‘Lessons in Chemistry’ Creative Team Explains Episode 7’s ‘Dip Back Into Calvin’s Childhood’
Warning, this piece contains spoilers for “Lessons in Chemistry” Episode 7.
“Lessons in Chemistry” showrunner Lee Eisenberg said that we in part have his wife’s “smitten” response to Calvin Harris to thank for Episode’s flashback “dip” into his childhood. As portrayed by Lewis Pullman, audiences get to learn a bit more about the chemist who won the heart of protagonist Elizabeth Zott (Brie Larson).
The penultimate episode of the series, directed by Tara Miele and titled “Book of Calvin,” took viewers into Calvin’s backstory and offered a final glimpse of his meeting and courting Elizabeth before he tragically died at the end of Episode 2.
“We talked about maybe seeing him in a flashback. And we wanted to have the option,” Eisenberg told TheWrap, noting that they’d contracted Pullman for three episodes but still “didn’t even know exactly what that third episode would be.”
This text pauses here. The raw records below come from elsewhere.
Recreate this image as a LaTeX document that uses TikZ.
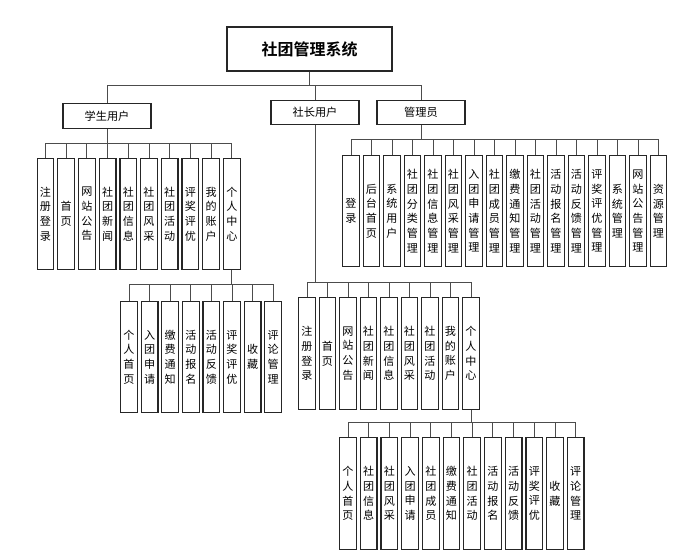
\documentclass[tikz,border=0pt]{standalone}
\usepackage{fontspec}
\setmainfont{Noto Sans CJK SC}[BoldFont={Noto Sans CJK SC Bold}]
\tikzset{
  topbox/.style={draw=black!85, line width=0.9pt, inner sep=0pt, minimum width=123.75pt, minimum height=33pt, font=\fontsize{12}{14}\selectfont\bfseries},
  rolebox/.style={draw=black!85, line width=0.9pt, inner sep=0pt, minimum width=66pt, minimum height=18.5pt, font=\fontsize{8.4}{10}\selectfont},
  leafbox/.style={draw=black!85, line width=0.9pt, inner sep=0pt, minimum width=12.5pt, minimum height=83.5pt, align=center, font=\fontsize{8.3}{11}\selectfont},
  link/.style={draw=black!70, line width=0.75pt},
}
\begin{document}
\begin{tikzpicture}[x=0.75pt, y=-0.75pt]
  \useasboundingbox (0,0) rectangle (674,556);
  % 顶层
  \node[topbox] (sys) at (309.5,49) {社团管理系统};
  \node[rolebox] (stu) at (107,116) {学生用户};
  \node[rolebox] (pres) at (315,112.5) {社长用户};
  \node[rolebox] (adm) at (421,112.5) {管理员};
  \foreach \r in {stu,pres,adm}
    \draw[link] (sys.south) -- ++(0,14) -| (\r.north);
  % 学生用户
  \foreach \t [count=\i] in {注\\册\\登\\录, 首\\页, 网\\站\\公\\告, 社\\团\\新\\闻, 社\\团\\信\\息,
      社\\团\\风\\采, 社\\团\\活\\动, 评\\奖\\评\\优, 我\\的\\账\\户, 个\\人\\中\\心}
    \node[leafbox] (s\i) at (45.5+20.7*\i-20.7,214) {\t};
  \foreach \i in {1,...,10}
    \draw[link] (s\i.north) -- ++(0,-14) -| (stu.south);
  \foreach \t [count=\i] in {个\\人\\首\\页, 入\\团\\申\\请, 缴\\费\\通\\知, 活\\动\\报\\名,
      活\\动\\反\\馈, 评\\奖\\评\\优, 收\\藏, 评\\论\\管\\理}
    \node[leafbox] (sp\i) at (129+20.6*\i-20.6,357) {\t};
  \foreach \i in {1,...,8}
    \draw[link] (sp\i.north) -- ++(0,-16) -| (s10.south);
  % 管理员
  \foreach \t [count=\i] in {登\\录, 后\\台\\首\\页, 系\\统\\用\\户, 社\\团\\分\\类\\管\\理,
      社\\团\\信\\息\\管\\理, 社\\团\\风\\采\\管\\理, 入\\团\\申\\请\\管\\理, 社\\团\\成\\员\\管\\理,
      缴\\费\\通\\知\\管\\理, 社\\团\\活\\动\\管\\理, 活\\动\\报\\名\\管\\理, 活\\动\\反\\馈\\管\\理,
      评\\奖\\评\\优\\管\\理, 系\\统\\管\\理, 网\\站\\公\\告\\管\\理, 资\\源\\管\\理}
    \node[leafbox] (a\i) at (351+20.5*\i-20.5,211) {\t};
  \foreach \i in {1,...,16}
    \draw[link] (a\i.north) -- ++(0,-15) -| (adm.south);
  % 社长用户
  \foreach \t [count=\i] in {注\\册\\登\\录, 首\\页, 网\\站\\公\\告, 社\\团\\新\\闻, 社\\团\\信\\息,
      社\\团\\风\\采, 社\\团\\活\\动, 我\\的\\账\\户, 个\\人\\中\\心}
    \node[leafbox] (p\i) at (307+20.5*\i-20.5,353.5) {\t};
  \foreach \i in {1,...,9}
    \draw[link] (p\i.north) -- ++(0,-15) -| (pres.south);
  \foreach \t [count=\i] in {个\\人\\首\\页, 社\\团\\信\\息, 社\\团\\风\\采, 入\\团\\申\\请,
      社\\团\\成\\员, 缴\\费\\通\\知, 社\\团\\活\\动, 活\\动\\报\\名, 活\\动\\反\\馈,
      评\\奖\\评\\优, 收\\藏, 评\\论\\管\\理}
    \node[leafbox] (pp\i) at (348+20.7*\i-20.7,493.5) {\t};
  \foreach \i in {1,...,12}
    \draw[link] (pp\i.north) -- ++(0,-15) -| (p9.south);
\end{tikzpicture}
\end{document}
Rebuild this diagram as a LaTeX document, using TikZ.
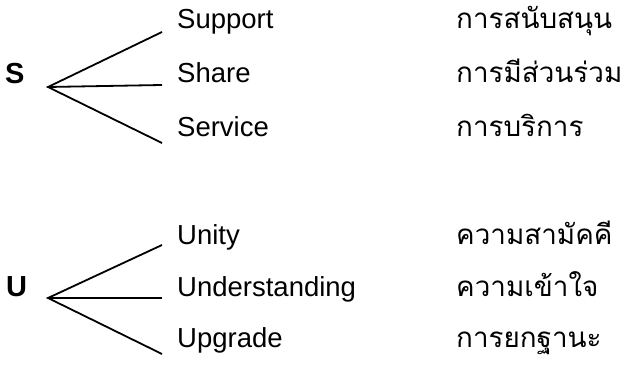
\documentclass[tikz,border=0pt]{standalone}
\usepackage{fontspec}
\setmainfont{Liberation Sans}
\newfontfamily\thaifont[Script=Thai]{Loma}
\usetikzlibrary{positioning}

\begin{document}
\begin{tikzpicture}[x=1pt, y=1pt,
    letter/.style={font=\bfseries\fontsize{29}{32}\selectfont, anchor=base west, inner sep=0pt},
    word/.style={font=\fontsize{27.5}{32}\selectfont, anchor=base west, inner sep=0pt},
    thai/.style={font=\thaifont\fontsize{27.8}{32}\selectfont, anchor=base west, inner sep=0pt},
    branch/.style={line width=1.8pt}]
  \useasboundingbox (0,0) rectangle (626,364);

  % S group
  \node[letter] (s) at (5,280) {S};
  \coordinate (sroot) at (48,277);
  \coordinate (support) at (162,332);
  \coordinate (share)   at (162,279);
  \coordinate (service) at (162,221);
  \node[word] (supportw) at (177,335) {Support};
  \node[word] (sharew)   at (177,281) {Share};
  \node[word] (servicew) at (177,227) {Service};
  \node[thai] (supportt) at (456,335) {การสนับสนุน};
  \node[thai] (sharet)   at (456,281) {การมีส่วนร่วม};
  \node[thai] (servicet) at (456,227) {การบริการ};

  \draw[branch] (support) -- (sroot) -- (service);
  \draw[branch] (sroot) -- (share);

  % U group
  \node[letter] (u) at (6,67) {U};
  \coordinate (uroot) at (48,66);
  \coordinate (unity)  at (162,119);
  \coordinate (under)  at (162,66);
  \coordinate (upgrade) at (162,10);
  \node[word] (unityw)   at (177,119) {Unity};
  \node[word] (underw)   at (177,67)  {Understanding};
  \node[word] (upgradew) at (177,17)  {Upgrade};
  \node[thai] (unityt)   at (456,119) {ความสามัคคี};
  \node[thai] (undert)   at (456,67)  {ความเข้าใจ};
  \node[thai] (upgradet) at (456,17)  {การยกฐานะ};

  \draw[branch] (unity) -- (uroot) -- (upgrade);
  \draw[branch] (uroot) -- (under);
\end{tikzpicture}
\end{document}
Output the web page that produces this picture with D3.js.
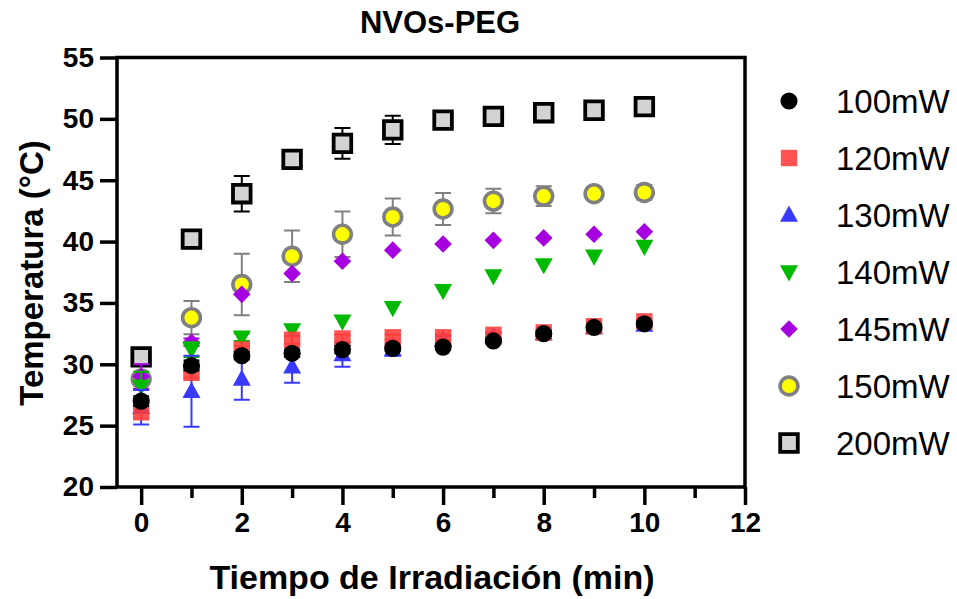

“As I started writing, and seeing the dailies in the earliest cuts of Episodes 1 and 2 — also really seeing my wife’s reaction to Lewis Pullman — I was like, ‘OK, I think that this is going to be a thing.’ I was really mesmerized by him. And my wife was, I would say, smitten.”
In the episode, it’s revealed that Calvin grew up in St. Luke’s, a Catholic boy’s home, where his interest in science became evident early on.
“The series as a whole is really about how our connections with other people open up our worlds and open up our hearts and bring us experiences and love and joy that we wouldn’t otherwise have. Getting to dip back into Calvin’s childhood, which was quite difficult for him [before] he connected with Wakely, underlines that theme of connectivity,” Miele told TheWrap. “This rare connection between a priest and a chemist that then leads to the chemist’s daughter having a better understanding of her dead father is just another example of connections with other people opening us up and allowing us to have deeper love.”
Reverend Wakely (Patrick Walker) came into the picture after observing Calvin lecture at Harvard, which inspired him to write the chemist a letter to ask about the conflict between religion and faith. The two men struck up a correspondence that lasted through Calvin’s death, without ever having met.
“[It’s] one of the most lovely things to hold different perspectives and to not feel like we have to pick one. That’s what I loved about the conversation between Wakely and Calvin, that it was a respectful dialogue between two opposing views, where they learn to appreciate each other’s point of view,” Miele added. “That’s what happens when you open yourself up and connect with people. It might not be what you expect, it might not be what you agree on, but you might learn something about yourself, if you actually let yourself open up.”
In a way, someone like Calvin, who has every reason to dislike religion and want nothing to do with it, finds a way to respect it despite all he has been through at the hands of the priests at St. Luke’s.
“We’re all trying to figure out what we’re meant to do here and what it’s all about. And whatever you call it — science or God or the experiment or the Bible, however you’re trying to do it, you’re still trying to figure out what it’s about,” the directed concluded. “That was the thing that I felt really was a unifying theme again, that underlines Elizabeth’s journey of: How am I supposed to do this?”
The first seven episodes of “Lessons in Chemistry” are now available to stream on Apple TV+.